= THE REQUEST =
Repeat all of the material below exactly as written, images excluded.

= GIVEN MATERIAL =
[start]

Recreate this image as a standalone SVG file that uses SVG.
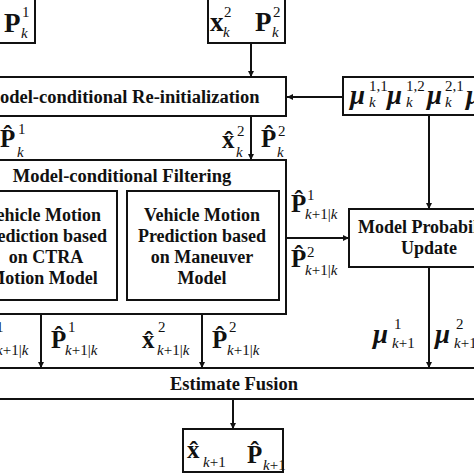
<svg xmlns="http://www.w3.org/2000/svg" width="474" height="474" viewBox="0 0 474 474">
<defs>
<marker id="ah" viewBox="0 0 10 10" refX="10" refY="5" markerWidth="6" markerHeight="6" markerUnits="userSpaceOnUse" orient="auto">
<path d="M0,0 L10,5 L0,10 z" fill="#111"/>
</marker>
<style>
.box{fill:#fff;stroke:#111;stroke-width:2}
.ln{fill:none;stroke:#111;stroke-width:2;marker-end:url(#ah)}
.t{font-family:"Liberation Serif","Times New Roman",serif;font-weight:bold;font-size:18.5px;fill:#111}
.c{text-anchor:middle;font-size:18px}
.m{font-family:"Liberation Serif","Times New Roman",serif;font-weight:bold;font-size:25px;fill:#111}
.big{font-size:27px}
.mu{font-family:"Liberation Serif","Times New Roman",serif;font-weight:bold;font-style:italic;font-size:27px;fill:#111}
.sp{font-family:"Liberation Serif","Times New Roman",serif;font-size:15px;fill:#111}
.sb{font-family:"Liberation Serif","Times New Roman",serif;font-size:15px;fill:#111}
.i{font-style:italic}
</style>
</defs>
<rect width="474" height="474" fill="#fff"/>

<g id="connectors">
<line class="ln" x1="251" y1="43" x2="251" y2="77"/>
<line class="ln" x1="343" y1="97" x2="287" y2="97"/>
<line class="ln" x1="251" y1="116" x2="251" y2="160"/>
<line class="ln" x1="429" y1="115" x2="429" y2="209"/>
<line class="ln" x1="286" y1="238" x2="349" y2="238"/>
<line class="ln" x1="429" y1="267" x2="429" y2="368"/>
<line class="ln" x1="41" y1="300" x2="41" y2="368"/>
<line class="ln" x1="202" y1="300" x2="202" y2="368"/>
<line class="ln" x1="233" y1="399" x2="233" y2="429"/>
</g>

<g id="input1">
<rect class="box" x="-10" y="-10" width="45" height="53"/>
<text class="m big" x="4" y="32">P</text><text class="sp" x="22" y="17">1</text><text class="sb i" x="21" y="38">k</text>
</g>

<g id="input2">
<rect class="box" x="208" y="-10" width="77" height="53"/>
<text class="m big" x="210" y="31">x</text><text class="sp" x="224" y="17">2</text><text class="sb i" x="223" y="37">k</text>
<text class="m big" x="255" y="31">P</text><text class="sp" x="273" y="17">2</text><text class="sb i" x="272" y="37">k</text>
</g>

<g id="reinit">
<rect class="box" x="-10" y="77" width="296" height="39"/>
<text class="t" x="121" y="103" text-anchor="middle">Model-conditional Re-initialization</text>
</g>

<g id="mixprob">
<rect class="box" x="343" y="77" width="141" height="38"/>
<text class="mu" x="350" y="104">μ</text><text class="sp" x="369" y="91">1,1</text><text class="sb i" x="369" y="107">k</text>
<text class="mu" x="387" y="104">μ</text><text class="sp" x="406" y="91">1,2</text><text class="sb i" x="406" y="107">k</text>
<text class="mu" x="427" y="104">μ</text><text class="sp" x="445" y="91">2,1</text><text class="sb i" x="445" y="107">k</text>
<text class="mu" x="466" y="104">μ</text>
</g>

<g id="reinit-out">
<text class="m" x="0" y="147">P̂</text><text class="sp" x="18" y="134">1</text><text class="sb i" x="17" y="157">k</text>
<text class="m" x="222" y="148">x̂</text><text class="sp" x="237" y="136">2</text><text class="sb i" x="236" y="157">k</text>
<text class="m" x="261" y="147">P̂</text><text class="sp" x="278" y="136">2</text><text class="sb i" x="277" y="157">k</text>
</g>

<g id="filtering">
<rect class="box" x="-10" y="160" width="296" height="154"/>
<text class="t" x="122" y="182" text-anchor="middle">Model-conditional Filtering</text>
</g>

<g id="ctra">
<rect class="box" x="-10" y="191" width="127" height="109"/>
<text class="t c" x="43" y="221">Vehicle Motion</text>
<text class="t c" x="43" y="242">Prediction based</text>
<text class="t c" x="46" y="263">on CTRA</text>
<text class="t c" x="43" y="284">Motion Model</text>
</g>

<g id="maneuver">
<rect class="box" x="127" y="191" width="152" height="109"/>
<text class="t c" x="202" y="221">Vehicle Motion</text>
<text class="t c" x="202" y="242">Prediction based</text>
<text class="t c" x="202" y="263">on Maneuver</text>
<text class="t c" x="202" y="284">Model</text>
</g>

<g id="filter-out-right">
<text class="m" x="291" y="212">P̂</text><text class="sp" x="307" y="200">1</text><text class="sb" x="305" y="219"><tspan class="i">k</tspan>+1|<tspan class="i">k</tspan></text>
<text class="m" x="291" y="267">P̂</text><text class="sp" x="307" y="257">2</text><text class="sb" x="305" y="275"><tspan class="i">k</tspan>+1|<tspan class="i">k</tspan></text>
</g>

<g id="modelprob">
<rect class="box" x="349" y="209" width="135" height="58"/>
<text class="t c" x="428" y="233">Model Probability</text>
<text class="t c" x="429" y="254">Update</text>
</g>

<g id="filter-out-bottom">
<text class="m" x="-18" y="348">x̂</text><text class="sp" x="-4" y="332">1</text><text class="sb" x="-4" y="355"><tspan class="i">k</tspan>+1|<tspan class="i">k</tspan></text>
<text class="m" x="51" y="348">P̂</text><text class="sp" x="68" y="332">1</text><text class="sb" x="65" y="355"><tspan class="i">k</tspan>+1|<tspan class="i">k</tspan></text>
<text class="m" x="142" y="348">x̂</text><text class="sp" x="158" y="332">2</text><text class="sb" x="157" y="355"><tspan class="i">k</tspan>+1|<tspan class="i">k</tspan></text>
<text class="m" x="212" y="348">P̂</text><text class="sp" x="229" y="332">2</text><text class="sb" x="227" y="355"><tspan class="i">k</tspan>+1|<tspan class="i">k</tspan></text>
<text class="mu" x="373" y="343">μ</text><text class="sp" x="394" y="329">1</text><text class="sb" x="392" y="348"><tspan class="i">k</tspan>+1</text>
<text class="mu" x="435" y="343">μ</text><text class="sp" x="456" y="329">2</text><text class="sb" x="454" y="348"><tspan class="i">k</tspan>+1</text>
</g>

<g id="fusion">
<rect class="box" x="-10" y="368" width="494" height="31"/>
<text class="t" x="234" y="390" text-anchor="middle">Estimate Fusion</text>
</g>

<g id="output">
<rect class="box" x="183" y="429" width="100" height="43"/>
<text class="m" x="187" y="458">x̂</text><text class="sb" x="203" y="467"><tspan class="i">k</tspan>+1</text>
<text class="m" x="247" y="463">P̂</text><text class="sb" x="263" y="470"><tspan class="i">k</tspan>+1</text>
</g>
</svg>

[end]

= ANSWER TO THIS TASK =
Recreate this image as a standalone SVG file that uses SVG.
<svg xmlns="http://www.w3.org/2000/svg" width="474" height="474" viewBox="0 0 474 474">
<defs>
<marker id="ah" viewBox="0 0 10 10" refX="10" refY="5" markerWidth="6" markerHeight="6" markerUnits="userSpaceOnUse" orient="auto">
<path d="M0,0 L10,5 L0,10 z" fill="#111"/>
</marker>
<style>
.box{fill:#fff;stroke:#111;stroke-width:2}
.ln{fill:none;stroke:#111;stroke-width:2;marker-end:url(#ah)}
.t{font-family:"Liberation Serif","Times New Roman",serif;font-weight:bold;font-size:18.5px;fill:#111}
.c{text-anchor:middle;font-size:18px}
.m{font-family:"Liberation Serif","Times New Roman",serif;font-weight:bold;font-size:25px;fill:#111}
.big{font-size:27px}
.mu{font-family:"Liberation Serif","Times New Roman",serif;font-weight:bold;font-style:italic;font-size:27px;fill:#111}
.sp{font-family:"Liberation Serif","Times New Roman",serif;font-size:15px;fill:#111}
.sb{font-family:"Liberation Serif","Times New Roman",serif;font-size:15px;fill:#111}
.i{font-style:italic}
</style>
</defs>
<rect width="474" height="474" fill="#fff"/>

<g id="connectors">
<line class="ln" x1="251" y1="43" x2="251" y2="77"/>
<line class="ln" x1="343" y1="97" x2="287" y2="97"/>
<line class="ln" x1="251" y1="116" x2="251" y2="160"/>
<line class="ln" x1="429" y1="115" x2="429" y2="209"/>
<line class="ln" x1="286" y1="238" x2="349" y2="238"/>
<line class="ln" x1="429" y1="267" x2="429" y2="368"/>
<line class="ln" x1="41" y1="300" x2="41" y2="368"/>
<line class="ln" x1="202" y1="300" x2="202" y2="368"/>
<line class="ln" x1="233" y1="399" x2="233" y2="429"/>
</g>

<g id="input1">
<rect class="box" x="-10" y="-10" width="45" height="53"/>
<text class="m big" x="4" y="32">P</text><text class="sp" x="22" y="17">1</text><text class="sb i" x="21" y="38">k</text>
</g>

<g id="input2">
<rect class="box" x="208" y="-10" width="77" height="53"/>
<text class="m big" x="210" y="31">x</text><text class="sp" x="224" y="17">2</text><text class="sb i" x="223" y="37">k</text>
<text class="m big" x="255" y="31">P</text><text class="sp" x="273" y="17">2</text><text class="sb i" x="272" y="37">k</text>
</g>

<g id="reinit">
<rect class="box" x="-10" y="77" width="296" height="39"/>
<text class="t" x="121" y="103" text-anchor="middle">Model-conditional Re-initialization</text>
</g>

<g id="mixprob">
<rect class="box" x="343" y="77" width="141" height="38"/>
<text class="mu" x="350" y="104">μ</text><text class="sp" x="369" y="91">1,1</text><text class="sb i" x="369" y="107">k</text>
<text class="mu" x="387" y="104">μ</text><text class="sp" x="406" y="91">1,2</text><text class="sb i" x="406" y="107">k</text>
<text class="mu" x="427" y="104">μ</text><text class="sp" x="445" y="91">2,1</text><text class="sb i" x="445" y="107">k</text>
<text class="mu" x="466" y="104">μ</text>
</g>

<g id="reinit-out">
<text class="m" x="0" y="147">P̂</text><text class="sp" x="18" y="134">1</text><text class="sb i" x="17" y="157">k</text>
<text class="m" x="222" y="148">x̂</text><text class="sp" x="237" y="136">2</text><text class="sb i" x="236" y="157">k</text>
<text class="m" x="261" y="147">P̂</text><text class="sp" x="278" y="136">2</text><text class="sb i" x="277" y="157">k</text>
</g>

<g id="filtering">
<rect class="box" x="-10" y="160" width="296" height="154"/>
<text class="t" x="122" y="182" text-anchor="middle">Model-conditional Filtering</text>
</g>

<g id="ctra">
<rect class="box" x="-10" y="191" width="127" height="109"/>
<text class="t c" x="43" y="221">Vehicle Motion</text>
<text class="t c" x="43" y="242">Prediction based</text>
<text class="t c" x="46" y="263">on CTRA</text>
<text class="t c" x="43" y="284">Motion Model</text>
</g>

<g id="maneuver">
<rect class="box" x="127" y="191" width="152" height="109"/>
<text class="t c" x="202" y="221">Vehicle Motion</text>
<text class="t c" x="202" y="242">Prediction based</text>
<text class="t c" x="202" y="263">on Maneuver</text>
<text class="t c" x="202" y="284">Model</text>
</g>

<g id="filter-out-right">
<text class="m" x="291" y="212">P̂</text><text class="sp" x="307" y="200">1</text><text class="sb" x="305" y="219"><tspan class="i">k</tspan>+1|<tspan class="i">k</tspan></text>
<text class="m" x="291" y="267">P̂</text><text class="sp" x="307" y="257">2</text><text class="sb" x="305" y="275"><tspan class="i">k</tspan>+1|<tspan class="i">k</tspan></text>
</g>

<g id="modelprob">
<rect class="box" x="349" y="209" width="135" height="58"/>
<text class="t c" x="428" y="233">Model Probability</text>
<text class="t c" x="429" y="254">Update</text>
</g>

<g id="filter-out-bottom">
<text class="m" x="-18" y="348">x̂</text><text class="sp" x="-4" y="332">1</text><text class="sb" x="-4" y="355"><tspan class="i">k</tspan>+1|<tspan class="i">k</tspan></text>
<text class="m" x="51" y="348">P̂</text><text class="sp" x="68" y="332">1</text><text class="sb" x="65" y="355"><tspan class="i">k</tspan>+1|<tspan class="i">k</tspan></text>
<text class="m" x="142" y="348">x̂</text><text class="sp" x="158" y="332">2</text><text class="sb" x="157" y="355"><tspan class="i">k</tspan>+1|<tspan class="i">k</tspan></text>
<text class="m" x="212" y="348">P̂</text><text class="sp" x="229" y="332">2</text><text class="sb" x="227" y="355"><tspan class="i">k</tspan>+1|<tspan class="i">k</tspan></text>
<text class="mu" x="373" y="343">μ</text><text class="sp" x="394" y="329">1</text><text class="sb" x="392" y="348"><tspan class="i">k</tspan>+1</text>
<text class="mu" x="435" y="343">μ</text><text class="sp" x="456" y="329">2</text><text class="sb" x="454" y="348"><tspan class="i">k</tspan>+1</text>
</g>

<g id="fusion">
<rect class="box" x="-10" y="368" width="494" height="31"/>
<text class="t" x="234" y="390" text-anchor="middle">Estimate Fusion</text>
</g>

<g id="output">
<rect class="box" x="183" y="429" width="100" height="43"/>
<text class="m" x="187" y="458">x̂</text><text class="sb" x="203" y="467"><tspan class="i">k</tspan>+1</text>
<text class="m" x="247" y="463">P̂</text><text class="sb" x="263" y="470"><tspan class="i">k</tspan>+1</text>
</g>
</svg>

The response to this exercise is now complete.